(TASK): Omit the pictures and print exactly the lines of the listing below, starting at the first and ending at the line containing "import plotly.graph_objects as go".

(STORED RECORDS):
■ ■ ■

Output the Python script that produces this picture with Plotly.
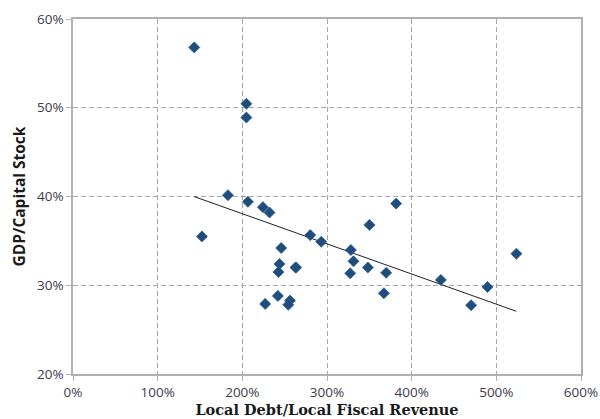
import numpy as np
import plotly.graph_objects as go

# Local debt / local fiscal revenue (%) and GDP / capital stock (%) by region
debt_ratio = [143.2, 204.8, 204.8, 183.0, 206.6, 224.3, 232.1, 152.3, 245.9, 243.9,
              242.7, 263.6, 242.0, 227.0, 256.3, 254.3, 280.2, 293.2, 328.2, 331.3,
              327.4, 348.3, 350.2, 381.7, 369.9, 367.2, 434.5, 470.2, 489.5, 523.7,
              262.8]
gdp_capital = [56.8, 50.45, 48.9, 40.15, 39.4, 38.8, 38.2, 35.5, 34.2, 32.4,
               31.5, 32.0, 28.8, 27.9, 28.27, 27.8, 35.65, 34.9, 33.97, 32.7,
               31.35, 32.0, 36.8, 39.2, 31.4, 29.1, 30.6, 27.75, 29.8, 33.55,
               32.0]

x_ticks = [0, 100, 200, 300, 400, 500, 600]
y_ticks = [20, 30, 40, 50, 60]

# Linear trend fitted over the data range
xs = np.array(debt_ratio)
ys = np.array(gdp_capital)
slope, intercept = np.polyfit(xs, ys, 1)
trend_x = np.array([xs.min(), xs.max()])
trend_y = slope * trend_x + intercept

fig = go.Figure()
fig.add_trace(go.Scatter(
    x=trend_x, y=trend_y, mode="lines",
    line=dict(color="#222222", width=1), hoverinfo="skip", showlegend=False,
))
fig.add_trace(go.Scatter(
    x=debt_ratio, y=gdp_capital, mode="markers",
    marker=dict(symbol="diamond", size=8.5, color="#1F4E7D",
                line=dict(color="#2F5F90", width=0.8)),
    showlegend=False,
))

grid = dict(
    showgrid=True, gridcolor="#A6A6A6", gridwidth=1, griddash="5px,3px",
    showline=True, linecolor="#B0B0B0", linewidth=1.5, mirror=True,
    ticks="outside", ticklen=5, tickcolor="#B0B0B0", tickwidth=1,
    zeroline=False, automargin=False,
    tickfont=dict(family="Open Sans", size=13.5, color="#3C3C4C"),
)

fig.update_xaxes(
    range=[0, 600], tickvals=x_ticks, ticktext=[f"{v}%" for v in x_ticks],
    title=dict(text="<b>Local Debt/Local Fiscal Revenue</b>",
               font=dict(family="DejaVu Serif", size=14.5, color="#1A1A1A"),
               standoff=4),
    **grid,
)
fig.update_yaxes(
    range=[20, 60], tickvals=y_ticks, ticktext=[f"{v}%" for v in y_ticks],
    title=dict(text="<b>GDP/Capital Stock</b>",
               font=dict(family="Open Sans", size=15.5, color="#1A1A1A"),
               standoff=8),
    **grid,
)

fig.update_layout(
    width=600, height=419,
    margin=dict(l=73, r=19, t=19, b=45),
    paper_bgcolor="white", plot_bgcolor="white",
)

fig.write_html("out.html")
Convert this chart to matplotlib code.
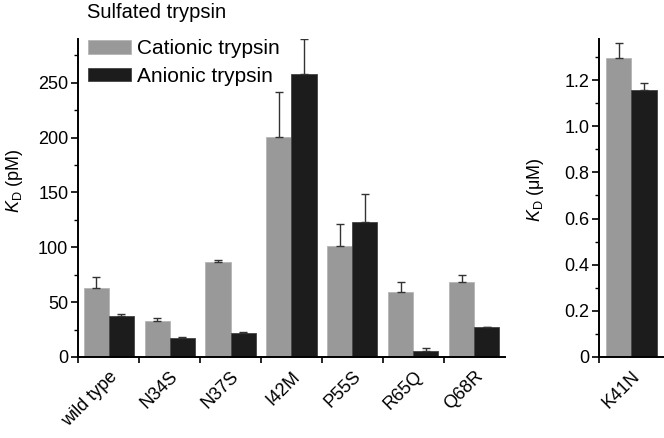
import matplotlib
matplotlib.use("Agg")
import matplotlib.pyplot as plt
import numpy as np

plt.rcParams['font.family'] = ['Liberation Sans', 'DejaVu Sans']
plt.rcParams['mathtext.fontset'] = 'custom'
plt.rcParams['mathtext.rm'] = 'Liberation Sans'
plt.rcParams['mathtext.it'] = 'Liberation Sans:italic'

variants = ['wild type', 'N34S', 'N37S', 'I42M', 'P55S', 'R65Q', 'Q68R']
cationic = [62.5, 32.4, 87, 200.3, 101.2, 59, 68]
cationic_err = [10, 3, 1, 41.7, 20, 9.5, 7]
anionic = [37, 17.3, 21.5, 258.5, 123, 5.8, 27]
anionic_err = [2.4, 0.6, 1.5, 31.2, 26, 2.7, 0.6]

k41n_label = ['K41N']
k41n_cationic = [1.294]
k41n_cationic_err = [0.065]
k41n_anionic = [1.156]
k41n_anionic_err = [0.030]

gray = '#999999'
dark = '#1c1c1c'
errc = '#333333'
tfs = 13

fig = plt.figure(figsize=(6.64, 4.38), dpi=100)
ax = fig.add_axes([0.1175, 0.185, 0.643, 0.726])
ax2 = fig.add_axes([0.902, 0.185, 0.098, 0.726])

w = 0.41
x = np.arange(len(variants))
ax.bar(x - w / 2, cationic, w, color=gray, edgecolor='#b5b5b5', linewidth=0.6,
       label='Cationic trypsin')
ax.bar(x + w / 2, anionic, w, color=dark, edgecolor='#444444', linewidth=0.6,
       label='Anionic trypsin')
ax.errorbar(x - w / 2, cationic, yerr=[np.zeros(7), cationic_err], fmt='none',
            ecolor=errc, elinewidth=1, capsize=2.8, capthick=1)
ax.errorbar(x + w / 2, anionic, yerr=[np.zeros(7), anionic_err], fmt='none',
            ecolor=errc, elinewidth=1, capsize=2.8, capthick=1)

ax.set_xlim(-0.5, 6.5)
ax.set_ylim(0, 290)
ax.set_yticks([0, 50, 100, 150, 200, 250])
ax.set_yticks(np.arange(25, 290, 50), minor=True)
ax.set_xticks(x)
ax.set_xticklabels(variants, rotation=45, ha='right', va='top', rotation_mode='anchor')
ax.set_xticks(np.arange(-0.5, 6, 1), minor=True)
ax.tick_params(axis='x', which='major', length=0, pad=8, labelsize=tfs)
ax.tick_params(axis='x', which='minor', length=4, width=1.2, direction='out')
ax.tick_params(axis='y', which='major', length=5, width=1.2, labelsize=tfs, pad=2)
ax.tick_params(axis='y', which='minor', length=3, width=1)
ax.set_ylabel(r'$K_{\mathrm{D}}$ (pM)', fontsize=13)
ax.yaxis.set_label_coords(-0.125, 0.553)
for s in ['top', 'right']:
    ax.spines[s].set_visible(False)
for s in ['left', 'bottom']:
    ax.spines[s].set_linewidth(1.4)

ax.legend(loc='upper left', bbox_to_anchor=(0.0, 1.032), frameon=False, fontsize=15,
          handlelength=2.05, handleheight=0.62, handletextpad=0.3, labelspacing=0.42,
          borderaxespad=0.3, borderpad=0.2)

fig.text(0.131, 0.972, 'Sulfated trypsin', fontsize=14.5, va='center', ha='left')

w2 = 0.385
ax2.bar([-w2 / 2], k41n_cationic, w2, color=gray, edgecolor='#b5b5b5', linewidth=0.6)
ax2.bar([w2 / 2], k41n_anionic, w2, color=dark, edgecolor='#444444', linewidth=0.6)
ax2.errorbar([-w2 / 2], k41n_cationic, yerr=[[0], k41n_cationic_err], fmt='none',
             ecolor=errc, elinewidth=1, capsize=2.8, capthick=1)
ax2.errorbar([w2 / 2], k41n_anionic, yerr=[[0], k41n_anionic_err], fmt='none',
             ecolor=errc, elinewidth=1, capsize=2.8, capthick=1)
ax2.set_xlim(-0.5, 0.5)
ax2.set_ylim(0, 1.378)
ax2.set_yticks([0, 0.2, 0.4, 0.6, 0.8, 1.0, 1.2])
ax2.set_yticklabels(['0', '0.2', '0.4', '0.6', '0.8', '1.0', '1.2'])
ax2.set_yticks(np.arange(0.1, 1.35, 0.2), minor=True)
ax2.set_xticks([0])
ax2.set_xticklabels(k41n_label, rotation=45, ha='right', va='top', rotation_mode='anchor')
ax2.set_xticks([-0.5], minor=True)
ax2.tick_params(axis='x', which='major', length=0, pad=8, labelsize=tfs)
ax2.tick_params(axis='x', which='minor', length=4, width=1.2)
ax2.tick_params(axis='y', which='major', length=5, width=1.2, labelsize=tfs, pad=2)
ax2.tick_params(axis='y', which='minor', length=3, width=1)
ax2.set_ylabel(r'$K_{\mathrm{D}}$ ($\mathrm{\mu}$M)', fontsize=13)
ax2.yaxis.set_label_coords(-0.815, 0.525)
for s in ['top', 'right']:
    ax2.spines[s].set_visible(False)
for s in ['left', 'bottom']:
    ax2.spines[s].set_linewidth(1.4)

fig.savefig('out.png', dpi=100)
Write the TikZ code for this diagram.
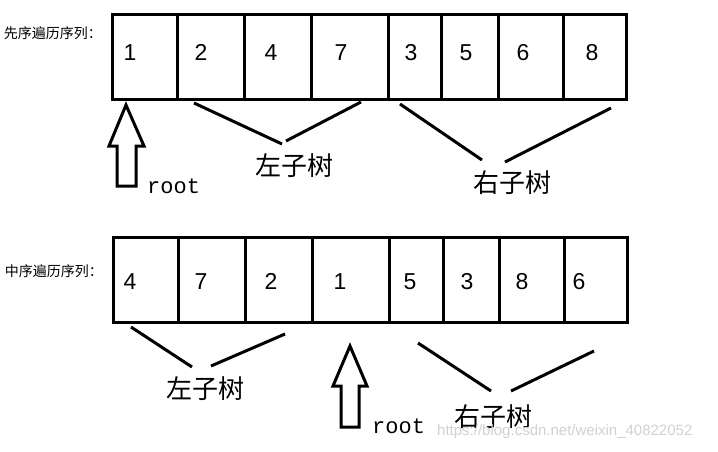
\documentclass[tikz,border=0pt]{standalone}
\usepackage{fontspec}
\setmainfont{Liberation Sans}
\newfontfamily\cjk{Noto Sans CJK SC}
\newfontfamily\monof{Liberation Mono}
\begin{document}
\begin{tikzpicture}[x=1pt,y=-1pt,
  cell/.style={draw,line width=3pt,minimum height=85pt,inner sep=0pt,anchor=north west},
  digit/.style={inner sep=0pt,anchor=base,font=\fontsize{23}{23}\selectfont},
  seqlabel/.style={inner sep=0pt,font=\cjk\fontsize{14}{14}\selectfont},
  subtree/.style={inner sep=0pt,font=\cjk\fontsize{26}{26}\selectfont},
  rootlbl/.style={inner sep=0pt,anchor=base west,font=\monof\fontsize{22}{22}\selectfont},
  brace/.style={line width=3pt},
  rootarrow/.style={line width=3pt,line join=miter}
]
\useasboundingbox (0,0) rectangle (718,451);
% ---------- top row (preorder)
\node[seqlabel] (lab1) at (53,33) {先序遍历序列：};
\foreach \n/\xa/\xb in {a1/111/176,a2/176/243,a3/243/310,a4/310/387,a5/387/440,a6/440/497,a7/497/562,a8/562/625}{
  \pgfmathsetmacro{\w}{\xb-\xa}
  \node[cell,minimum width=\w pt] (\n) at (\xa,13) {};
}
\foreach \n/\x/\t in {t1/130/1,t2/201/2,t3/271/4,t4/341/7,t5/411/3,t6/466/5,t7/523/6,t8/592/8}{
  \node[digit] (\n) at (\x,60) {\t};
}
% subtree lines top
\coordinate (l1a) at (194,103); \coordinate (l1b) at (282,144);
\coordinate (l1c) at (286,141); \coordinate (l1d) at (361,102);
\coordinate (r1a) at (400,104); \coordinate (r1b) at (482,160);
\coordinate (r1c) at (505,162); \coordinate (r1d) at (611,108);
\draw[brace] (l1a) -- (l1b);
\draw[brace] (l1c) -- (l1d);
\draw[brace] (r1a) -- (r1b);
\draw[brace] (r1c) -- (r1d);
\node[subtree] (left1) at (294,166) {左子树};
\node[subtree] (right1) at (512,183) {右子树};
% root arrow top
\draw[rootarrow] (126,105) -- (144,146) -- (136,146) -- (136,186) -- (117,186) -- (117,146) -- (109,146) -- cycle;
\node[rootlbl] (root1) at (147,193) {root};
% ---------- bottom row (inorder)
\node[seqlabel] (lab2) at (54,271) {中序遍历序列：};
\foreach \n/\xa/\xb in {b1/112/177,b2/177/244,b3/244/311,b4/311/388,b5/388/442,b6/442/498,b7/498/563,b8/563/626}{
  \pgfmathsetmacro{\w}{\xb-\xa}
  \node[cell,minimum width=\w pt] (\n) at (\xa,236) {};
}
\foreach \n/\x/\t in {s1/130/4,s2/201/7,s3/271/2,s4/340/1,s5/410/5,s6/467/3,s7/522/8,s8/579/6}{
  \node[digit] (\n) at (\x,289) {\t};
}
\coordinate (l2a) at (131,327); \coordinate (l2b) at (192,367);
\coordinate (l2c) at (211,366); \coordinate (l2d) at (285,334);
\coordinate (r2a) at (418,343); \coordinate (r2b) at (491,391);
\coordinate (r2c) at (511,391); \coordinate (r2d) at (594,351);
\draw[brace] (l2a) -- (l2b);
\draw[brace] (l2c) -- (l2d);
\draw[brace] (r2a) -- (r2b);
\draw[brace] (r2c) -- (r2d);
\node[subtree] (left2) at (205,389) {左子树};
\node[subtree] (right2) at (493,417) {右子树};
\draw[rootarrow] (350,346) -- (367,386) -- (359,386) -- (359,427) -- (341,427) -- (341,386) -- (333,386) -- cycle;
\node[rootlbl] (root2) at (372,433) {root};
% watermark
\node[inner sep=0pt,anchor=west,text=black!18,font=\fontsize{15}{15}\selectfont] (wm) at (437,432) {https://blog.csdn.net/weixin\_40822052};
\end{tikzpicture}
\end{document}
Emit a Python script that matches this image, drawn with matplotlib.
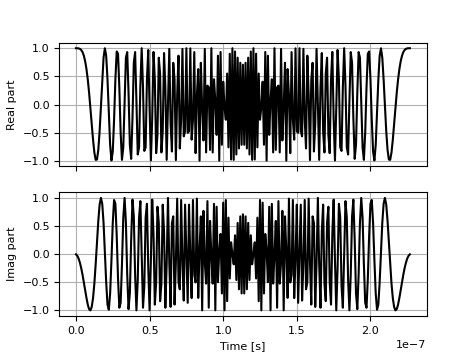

■ ■ ■

(ANSWER TO THE PROBLEM):
Output the Python script that produces this picture with Plotly.
import numpy as np
import plotly.graph_objects as go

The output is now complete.